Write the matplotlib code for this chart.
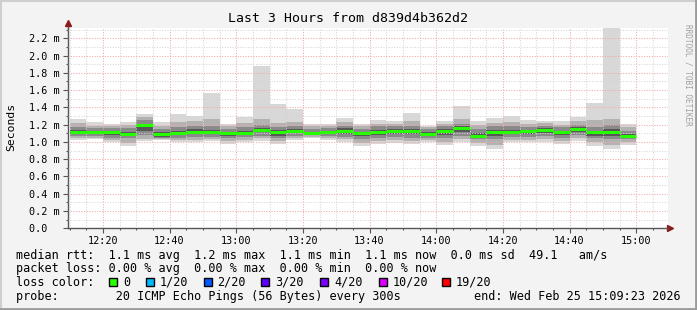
==
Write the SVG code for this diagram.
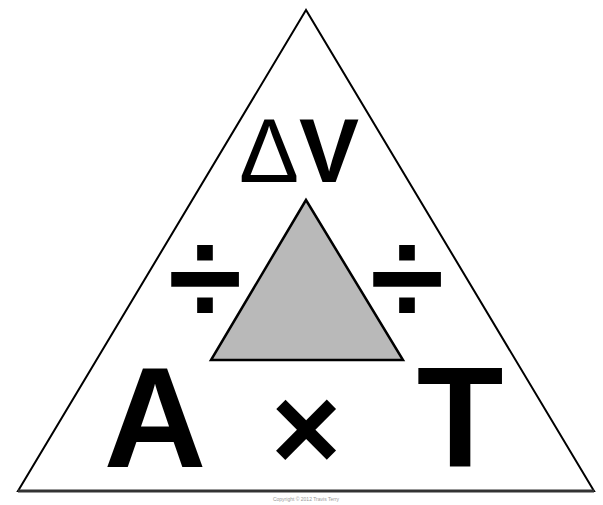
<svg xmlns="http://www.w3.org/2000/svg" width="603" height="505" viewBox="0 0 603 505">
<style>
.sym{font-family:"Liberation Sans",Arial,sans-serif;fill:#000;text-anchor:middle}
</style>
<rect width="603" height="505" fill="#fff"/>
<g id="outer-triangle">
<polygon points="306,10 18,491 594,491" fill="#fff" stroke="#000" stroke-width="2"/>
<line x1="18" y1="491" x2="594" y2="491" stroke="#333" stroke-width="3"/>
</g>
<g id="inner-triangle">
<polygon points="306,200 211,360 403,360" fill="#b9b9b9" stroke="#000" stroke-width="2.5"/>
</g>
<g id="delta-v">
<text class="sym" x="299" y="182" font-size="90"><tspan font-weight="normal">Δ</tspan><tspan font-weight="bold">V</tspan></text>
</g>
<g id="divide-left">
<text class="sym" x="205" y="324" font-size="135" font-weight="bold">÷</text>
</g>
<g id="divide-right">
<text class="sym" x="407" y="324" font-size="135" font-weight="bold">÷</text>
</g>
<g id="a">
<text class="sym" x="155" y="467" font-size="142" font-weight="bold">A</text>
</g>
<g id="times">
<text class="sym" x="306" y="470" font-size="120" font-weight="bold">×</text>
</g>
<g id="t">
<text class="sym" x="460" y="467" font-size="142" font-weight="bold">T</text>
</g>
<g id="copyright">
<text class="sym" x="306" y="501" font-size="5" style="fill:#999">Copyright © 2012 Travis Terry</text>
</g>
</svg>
---
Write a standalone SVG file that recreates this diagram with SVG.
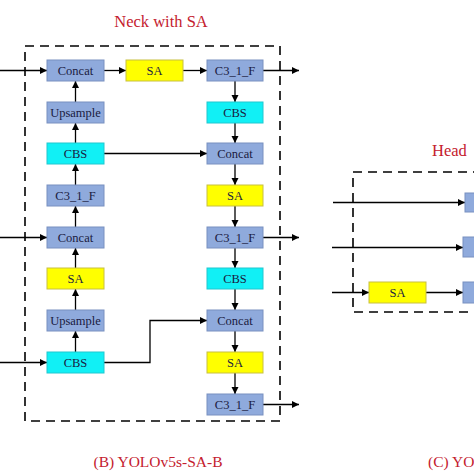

**What is expected:** Pick out all lines containing the string "code".

**The output:**
Write the matplotlib code for this chart.
Write the SVG code for this diagram.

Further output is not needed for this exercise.